Some interesting observations to note:

* Kim Kardashian has been trending since 2007, with the start of her reality show *Keeping Up With the Kardashians* among other things. 

* Over the series of the next 10 years, she rose to fame by launching several products such as workout DVDs, perfumes, clothing stores, music videos, joining Instagram, launching her own mobile game, emoji pack, beauty products etc. 

* The large spike in her search interest in 2013 could be attributed to the birth of her first child, North West with rapper Kanye West, in June 2013 while the largest spike in December 2014 could be a result of her "break the internet" magazine cover which led to a lot of trending news, radio and TV stories, tweets, memes etc. 

* There has been no significant search interest for the other sisters until 2009 when Kourtney and Khloe launched their reality TV series *Kourtney and Khloe Take Miami*. 

* Kourtney, who Kim has labelled as the "least interesting to look at" appears to have the lowest search interest out of all 5 sisters.

* The Jenner sisters being younger, only appeared to have started generating search interest from 2011 onwards. 

However, Kim Kardashian's search interests appears to be at a steady decline since 2017. Let's zoom a bit more into this graph, looking only at data from January 2014 onwards.

In [None]:
# Zoom in from January 2014
temp = trends.loc['2014-01-01':]
fig, ax = plt.subplots(figsize=(13, 7))
plt.title('Google Search Interest for Kardashian Sisters (2014 - 2022)')
plt.xlabel("Year")
plt.ylabel("Google Search Interest")
sns.set_style("dark")
sns.lineplot(data=temp, x="month", y="kim", legend='brief', label = 'Kim')
sns.lineplot(data=temp, x="month", y="kourtney", legend='brief', label = "Kourtney")
sns.lineplot(data=temp, x="month", y="khloe", legend='brief', label = "Khloe")
sns.lineplot(data=temp, x="month", y="kylie", legend='brief', label = "Kylie")
sns.lineplot(data=temp, x="month", y="kendall", legend='brief', label = "Kendall")
plt.grid()
plt.show()

* We observe a spike in Khloe's search history in 2019 and this could be due to the news regarding her split with her partner at the time, Tristan Thompson and his cheating scandal with her sister Kylie's ex-bestfriend, Jordyn Woods.
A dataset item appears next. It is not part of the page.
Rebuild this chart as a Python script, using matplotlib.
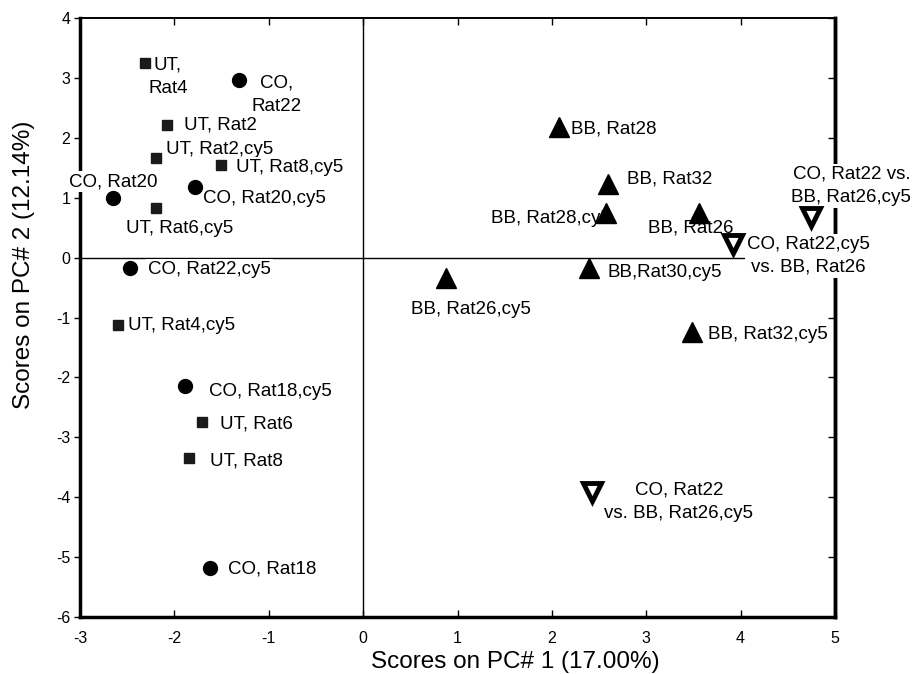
import numpy as np
import matplotlib
matplotlib.use('Agg')
import matplotlib.pyplot as plt

plt.rcParams['font.family'] = ['Liberation Sans', 'DejaVu Sans']
plt.rcParams['axes.unicode_minus'] = False

# PCA scores
co_x = [-1.32, -2.65, -1.78, -2.47, -1.89, -1.62]
co_y = [2.97, 1.00, 1.18, -0.18, -2.15, -5.18]
co_lab = ['CO,\nRat22', 'CO, Rat20', 'CO, Rat20,cy5', 'CO, Rat22,cy5',
          'CO, Rat18,cy5', 'CO, Rat18']

ut_x = [-2.31, -2.08, -2.19, -1.51, -2.19, -2.60, -1.71, -1.85]
ut_y = [3.25, 2.22, 1.67, 1.55, 0.83, -1.12, -2.75, -3.35]
ut_lab = ['UT,\nRat4', 'UT, Rat2', 'UT, Rat2,cy5', 'UT, Rat8,cy5',
          'UT, Rat6,cy5', 'UT, Rat4,cy5', 'UT, Rat6', 'UT, Rat8']

bb_x = [2.08, 2.59, 2.57, 3.56, 2.39, 0.88, 3.48]
bb_y = [2.18, 1.23, 0.74, 0.74, -0.17, -0.34, -1.24]
bb_lab = ['BB, Rat28', 'BB, Rat32', 'BB, Rat28,cy5', 'BB, Rat26',
          'BB,Rat30,cy5', 'BB, Rat26,cy5', 'BB, Rat32,cy5']

vs_x = [3.92, 4.75, 2.43]
vs_y = [0.23, 0.68, -3.91]
vs_lab = ['CO, Rat22,cy5\nvs. BB, Rat26', 'CO, Rat22 vs.\nBB, Rat26,cy5',
          'CO, Rat22\nvs. BB, Rat26,cy5']

xticks = [-3, -2, -1, 0, 1, 2, 3, 4, 5]
yticks = [4, 3, 2, 1, 0, -1, -2, -3, -4, -5, -6]

# label offsets in pixels (dx, dy up) and alignment
co_off = [((13, -15), 'left'), ((0, 16), 'center'), ((8, -12), 'left'),
          ((18, -1), 'left'), ((24, -5), 'left'), ((18, -1), 'left')]
ut_off = [((3, -14), 'left'), ((17, 0), 'left'), ((10, 8), 'left'),
          ((15, -3), 'left'), ((23, -21), 'center'), ((10, -1), 'left'),
          ((18, -2), 'left'), ((21, -3), 'left')]
bb_off = [((12, -2), 'left'), ((19, 5), 'left'), ((5, -5), 'right'),
          ((-8, -15), 'center'), ((19, -5), 'left'), ((25, -32), 'center'),
          ((16, -3), 'left')]
vs_off = [((14, -12), 'left'), ((40, 31), 'center'), ((12, -10), 'left')]

fig = plt.figure(figsize=(9.15, 6.74), dpi=100)
ax = fig.add_axes((80/915., 57/674., 755/915., 599/674.))

ax.axhline(0, color='k', lw=1.0, zorder=1)
ax.axvline(0, color='k', lw=1.0, zorder=1)

ax.plot(co_x, co_y, 'o', color='k', ms=10, zorder=5, clip_on=False)
ax.plot(ut_x, ut_y, 's', color='#1a1a1a', ms=7, zorder=5, clip_on=False)
ax.plot(bb_x, bb_y, '^', color='k', ms=14, zorder=5, clip_on=False)
ax.plot(vs_x, vs_y, 'v', mfc='white', mec='k', mew=3.5, ms=13, zorder=5, clip_on=False)

px = 0.72  # points per pixel at 100 dpi
def put(xs, ys, labs, offs):
    for xv, yv, lab, ((dx, dy), ha) in zip(xs, ys, labs, offs):
        ax.annotate(lab, (xv, yv), xytext=(dx*px, dy*px), textcoords='offset points',
                    ha=ha, va='center', multialignment='center', fontsize=13.5,
                    linespacing=1.45, zorder=4, annotation_clip=False,
                    bbox=dict(boxstyle='square,pad=0.1', fc='white', ec='none'))

put(co_x, co_y, co_lab, co_off)
put(ut_x, ut_y, ut_lab, ut_off)
put(bb_x, bb_y, bb_lab, bb_off)
put(vs_x, vs_y, vs_lab, vs_off)

ax.set_xlim(-3, 5)
ax.set_ylim(-6, 4)
ax.set_xticks(xticks)
ax.set_yticks(yticks)
ax.tick_params(axis='y', direction='out', length=4, width=1, labelsize=11.5, pad=3)
ax.tick_params(axis='x', direction='in', length=5, width=1, labelsize=11.5, pad=10)

# inward ticks on top and right, no labels
top = ax.secondary_xaxis('top')
top.set_xticks(xticks)
top.tick_params(direction='in', length=5, width=1, labeltop=False)
right = ax.secondary_yaxis('right')
right.set_yticks(yticks)
right.tick_params(direction='in', length=5, width=1, labelright=False)
for s in top.spines.values():
    s.set_linewidth(1.2)
for s in right.spines.values():
    s.set_linewidth(2.5)

for side in ['left', 'bottom', 'right']:
    ax.spines[side].set_linewidth(2.5)
ax.spines['top'].set_linewidth(1.2)

ax.set_xlabel('Scores on PC# 1 (17.00%)', fontsize=17.5)
ax.set_ylabel('Scores on PC# 2 (12.14%)', fontsize=17.5)
ax.xaxis.set_label_coords(0.576, -0.057)
ax.yaxis.set_label_coords(-0.06, 0.588)

fig.savefig('out.png', dpi=100)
* In 2015, Kylie Jenner received well over a billion likes and 46.4 million followers on Instagram, and also launched her popular cosmetic company, Kylie Cosmetics which could explain the sudden spike in her search interest. We also observe spikes in her search interests in 2017 and 2018, where she even surpassed Kim's search interests. Two events could explain these spikes: the birth of her daughter Stormi Webster with partner Travis Scott in February 2018 and being named the youngest self-made billionaire by Forbes magazine in 2018.
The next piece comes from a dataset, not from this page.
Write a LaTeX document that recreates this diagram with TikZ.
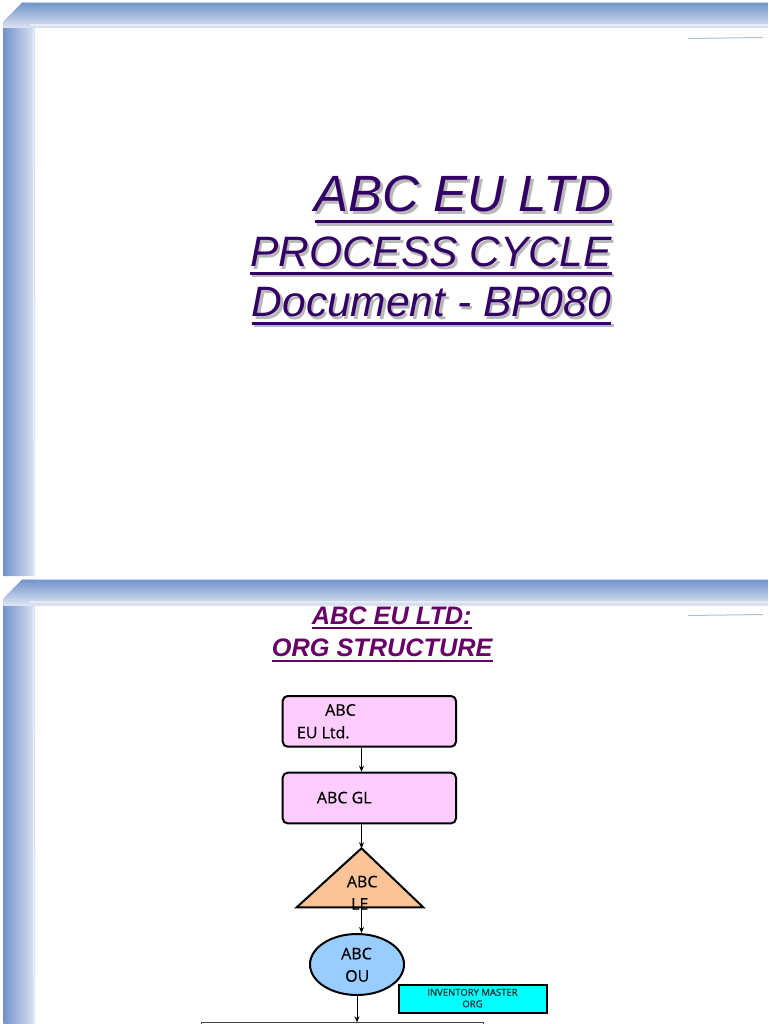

Let's use rolling means to smooth out short-term fluctuations in time series data and highlight long-term trends. We shall use a 12 month rolling window for this.

In [None]:
# Smooth the data with rolling means
rolling = trends.rolling(window=12).mean()
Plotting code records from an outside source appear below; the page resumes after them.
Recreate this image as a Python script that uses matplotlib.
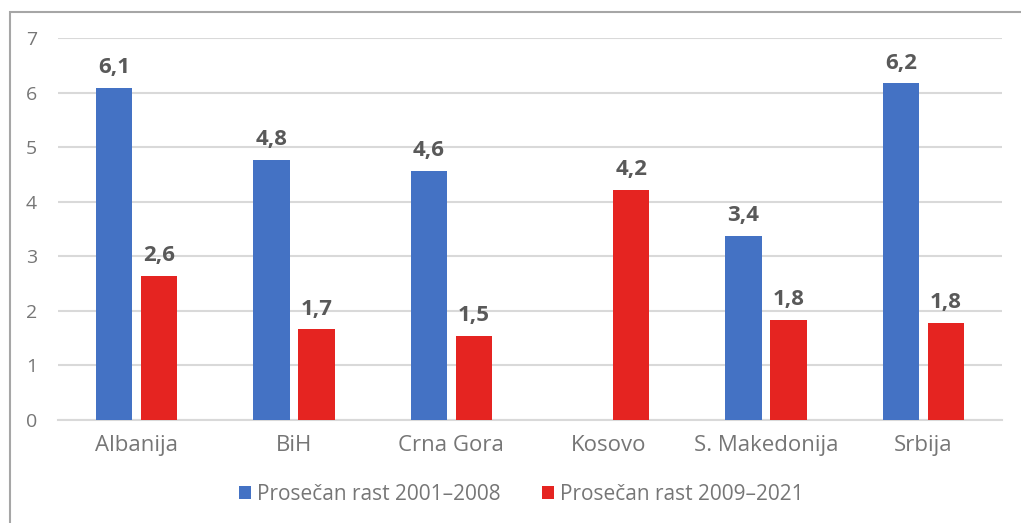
import matplotlib.pyplot as plt
import numpy as np
from matplotlib.patches import Rectangle

plt.rcParams['font.family'] = ['Open Sans', 'DejaVu Sans']

countries = ['Albanija', 'BiH', 'Crna Gora', 'Kosovo', 'S. Makedonija', 'Srbija']
rast_2001_2008 = [6.08, 4.77, 4.57, np.nan, 3.38, 6.17]
rast_2009_2021 = [2.64, 1.66, 1.54, 4.22, 1.83, 1.78]
series_names = ['Prosečan rast 2001–2008', 'Prosečan rast 2009–2021']
yticks = [0, 1, 2, 3, 4, 5, 6, 7]

blue = '#4472C4'
red = '#E52421'
W, H = 1021, 523

fig = plt.figure(figsize=(W / 100, H / 100), dpi=100)
ax = fig.add_axes([58 / W, (H - 420) / H, (1002 - 58) / W, (420 - 38) / H])

x = np.arange(len(countries))
bw = 0.23
off = 0.143
b1 = ax.bar(x - off, rast_2001_2008, bw, color=blue, label=series_names[0], zorder=3)
b2 = ax.bar(x + off, rast_2009_2021, bw, color=red, label=series_names[1], zorder=3)

for bars, vals in ((b1, rast_2001_2008), (b2, rast_2009_2021)):
    for rect, v in zip(bars, vals):
        if np.isnan(v):
            continue
        ax.annotate(f'{v:.1f}'.replace('.', ','),
                    (rect.get_x() + rect.get_width() / 2, v),
                    xytext=(0, 7), textcoords='offset points',
                    ha='center', va='bottom', fontsize=16, fontweight='bold',
                    color='#595959')

ax.set_xlim(-0.5, len(countries) - 0.5)
ax.set_ylim(0, 7)
ax.set_yticks(yticks)
ax.set_xticks(x)
ax.set_xticklabels(countries)
ax.grid(axis='y', color='#d9d9d9', lw=1.5, zorder=0)
for s in ['top', 'right', 'left']:
    ax.spines[s].set_visible(False)
ax.spines['bottom'].set_color('#d9d9d9')
ax.spines['bottom'].set_linewidth(1.5)
ax.tick_params(axis='both', length=0, colors='#767676')
ax.tick_params(axis='y', labelsize=14, pad=15)
ax.tick_params(axis='x', labelsize=16, pad=11)

fig.legend(loc='center', bbox_to_anchor=(521 / W, (H - 494) / H), ncol=2,
           frameon=False, fontsize=15, handlelength=0.6, handleheight=0.6,
           handletextpad=0.25, columnspacing=2.0, labelcolor='#767676')

fig.patches.append(Rectangle((10 / W, -0.1), 1.2, 0.1 + (H - 12) / H,
                             transform=fig.transFigure, fill=False,
                             edgecolor='#a6a6a6', lw=1.5))

fig.savefig('out.png', dpi=100)
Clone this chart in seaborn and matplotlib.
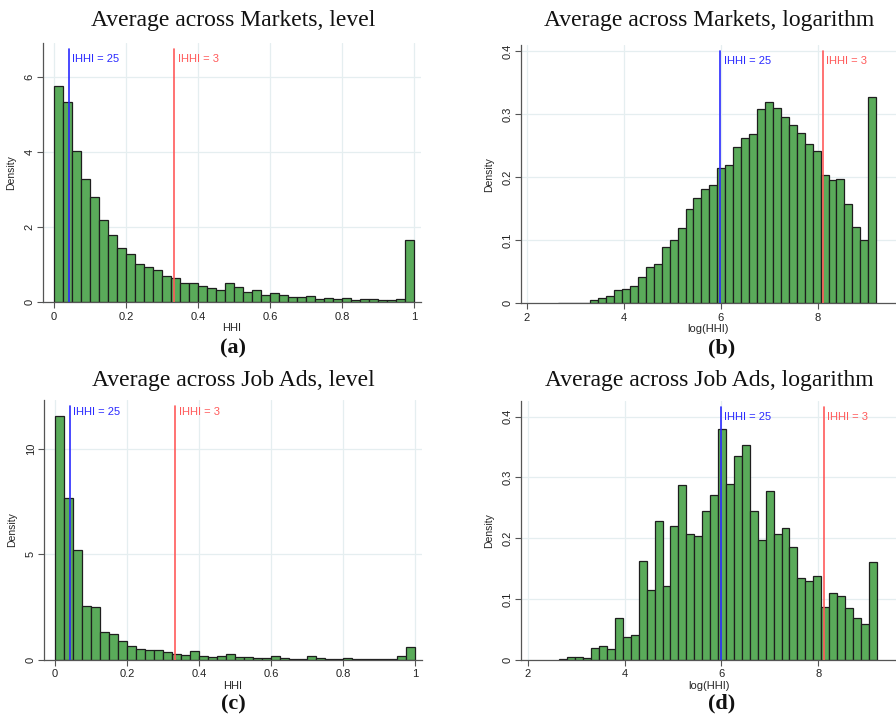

fig, ax = plt.subplots(figsize=(13, 7))
plt.title('Google Search Interest for Kardashian Sisters Rolling Mean (2007 - 2022)')
plt.xlabel("Year")
plt.ylabel("Google Search Interest")
sns.set_style("dark")
sns.lineplot(data=rolling, x="month", y="kim", legend='brief', label = 'Kim')
sns.lineplot(data=rolling, x="month", y="kourtney", legend='brief', label = "Kourtney")
sns.lineplot(data=rolling, x="month", y="khloe", legend='brief', label = "Khloe")
sns.lineplot(data=rolling, x="month", y="kylie", legend='brief', label = "Kylie")
sns.lineplot(data=rolling, x="month", y="kendall", legend='brief', label = "Kendall")
plt.grid()
plt.show()

We observe that once the data has been smoothed using rolling means, Kim is the most popular sister, with Kylie coming in as a close second from 2018 onwards.

We shall end this analysis with one last plot where we average the search interest for the 3 Kardashian sisters and compare them to the 2 Jenner sisters to see which family line is more popular.

In [None]:
# Average search interest for each family line
trends['kardashian'] = (trends.kim + trends.khloe + trends.kourtney) / 3
trends['jenner'] = (trends.kendall + trends.kylie) / 2

# Plot average family line search interest vs. month
fig, ax = plt.subplots(figsize=(13, 7))
plt.title('Google Search Interest Kardashians VS Jenners (2007 - 2022)')
plt.xlabel("Year")
plt.ylabel("Google Search Interest")
sns.set_style("dark")

sns.lineplot(data=trends, x="month", y="kardashian", legend='brief', label = 'Kardashians')
sns.lineplot(data=trends, x="month", y="jenner", legend='brief', label = "Jenners")
plt.grid()
plt.show()

The Kardashians appear to be the more popular family line up until 2015. From 2015 onwards, the Jenners started gaining more popularity, and even surpassed the Kardashians in search interest in 2017 and 2018. However, in the more recent years, both family lines appear to be equally popular, and with this family's penchant for big events and scandals, it's hard to tell which sister will come out on top as being the most popular one!